Messrs Wang and Paulson first worked together in 1996. Mr Wang was a high-flying reformer in charge of the giant China Construction Bank and was orchestrating the flotation of China Telecom, the first huge SOE to list in New York. Goldman was the underwriter. By 1997 he was an official in Guangdong province and asked Mr Paulson to help restructure Guangdong Enterprises, a crippled SOE. The two men ascended in parallel. In 2001 when China joined the World Trade Organisation, Mr Paulson was running Goldman; Mr Wang guided China’s economic-reform agency.
By the time Mr Paulson became treasury secretary in 2006 he had visited China 70 times. He led a new “strategic economic dialogue”—an almost continual bilateral discussion that covered everything from currency movements to pirated DVDs. Mr Wang became vice-president three days after Bear Stearns was rescued in March 2008. When Lehman Brothers failed in September, the mesh of friendships and institutional links between the countries’ leaders helped contain the crisis. China refused to dump Treasury bonds and stimulated its economy to offset America’s slump.
In this golden era of superpower relations other executives formed strong relationships with China, too. Stephen Schwarzman, the head of Blackstone, a private-equity firm, sold 9% of it to a Chinese state fund in 2007 (it sold out in March of this year). Multinationals such as General Electric had close contact with China’s leaders. One boss recalls his board huddling round Jiang Zemin, China’s party chief between 1989 and 2002, for a group photograph.
A commercial edifice was then built on these relationships, although not the one that might have been expected. China has not opened up its financial industry—Goldman makes less money from Asia now than in Mr Paulson’s last year in charge and has only 1% of its balance-sheet exposed to China. Still, in total USA Inc made $450bn-500bn of sales from China last year. An elite of a dozen or so firms, including Apple and Boeing, make over $1bn a year in profits. China exported $500bn of goods to America. Measured this way the relationship is roughly in balance.
In private many American executives still view China as the world’s most important market after their own. In public they have turned hawkish. This may reflect an intimidating political climate at home. On November 9th Peter Navarro, a White House trade adviser, said that Wall Street bankers were acting as China’s “unpaid foreign agents”. But there is real disillusion among executives, too. They persuaded themselves that Chinese SOEs might metamorphose into private-sector firms, and the country would become a market economy with property rights and a level playing-field for foreign companies. It has disappointed on both counts. Mr Paulson says that American business has gone from “advocate, to sceptic and even opponent” of past American policies towards China.

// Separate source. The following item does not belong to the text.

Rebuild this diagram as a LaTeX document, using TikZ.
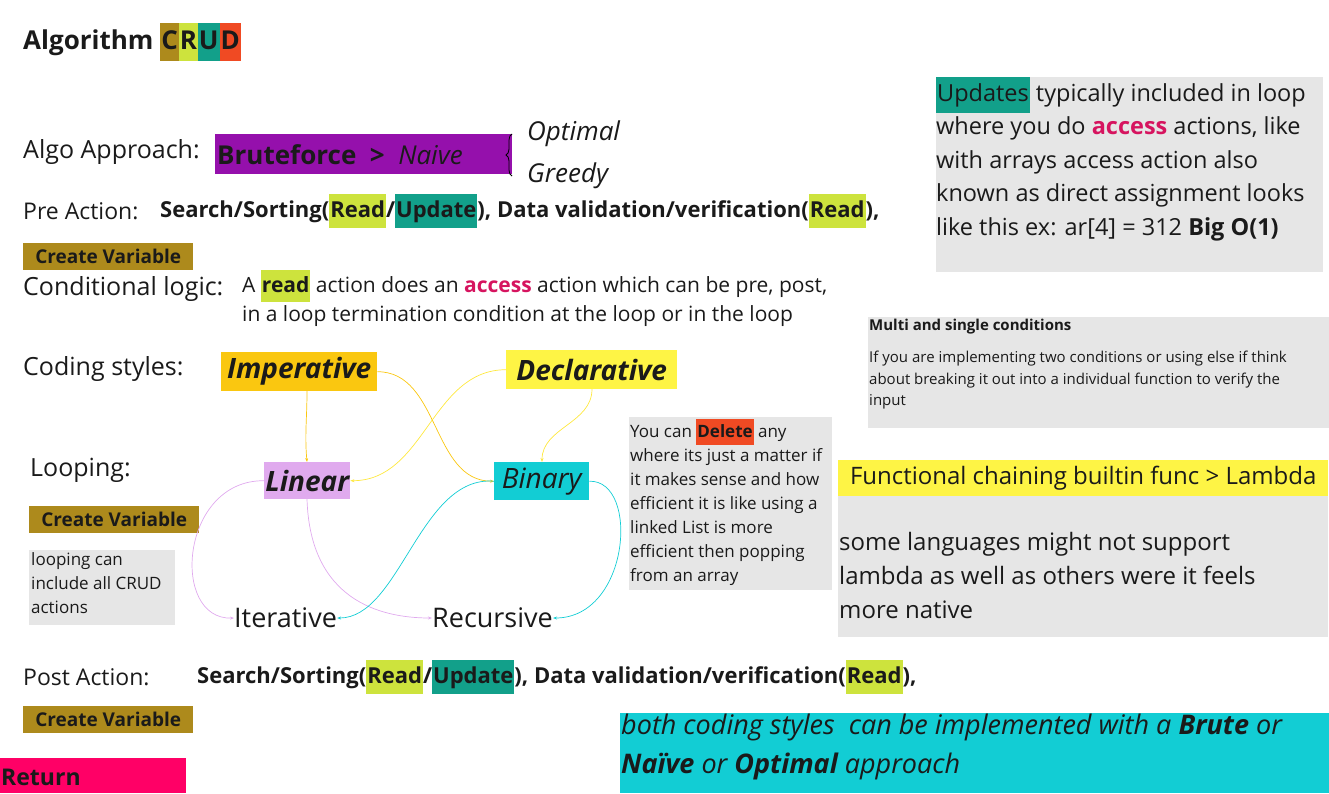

A decade ago, whenever tensions arose they were defused with flurries of phone calls and red-eye flights. But the habit of frequent, intimate discussions has atrophied and trust has faded. In Singapore Mr Wang insisted that China is open for talks on trade, which may resume ahead of the G20 meetings on November 30th and December 1st. He is known as the Chinese leader with a deft touch with foreigners—unlike most of them, he talks off the cuff and makes jokes. Yet this time his punchlines did not raise a laugh. One American involved in the face-to-face negotiations says that for a year China has refused to budge on intellectual-property theft and state intervention. Mr Wang’s visit was a “waste of jet fuel”.
Just as business responded to China’s opening up in the 1990s, so it is adjusting to a new, de facto cold war. Charles Li, the head of Hong Kong’s exchanges, says the two economies are like saltwater and freshwater systems that meet but do not mix well. America’s tariffs on Chinese goods are due to rise from 10% to 25% on January 1st. Multinationals are stockpiling inventories inside America. Logistics companies have plans to reconfigure aircraft fleets. Speculation swirls around the firms with the most global supply chains. On November 5th Apple revealed that it has bought 2,450 acres of land in America in the past year, prompting chatter that it might bring more production home.
A long march, not a sprint
If, in 1996, Mr Paulson and Mr Wang could have seen the world today, they would have been awed by the scale of the commercial links between China and America, but worried by their fragility. Their personal instincts now sit uneasily with domestic politics. Mr Paulson is a Sinophile in a more nationalist America; Mr Wang is an economic reformer at the heart of an autocracy. But as they survey the dismantling of their 20-year project, these two masters of the long game might console themselves that the political tides can shift again, and that, in time, the attempt to find an accommodation between America and China may resume.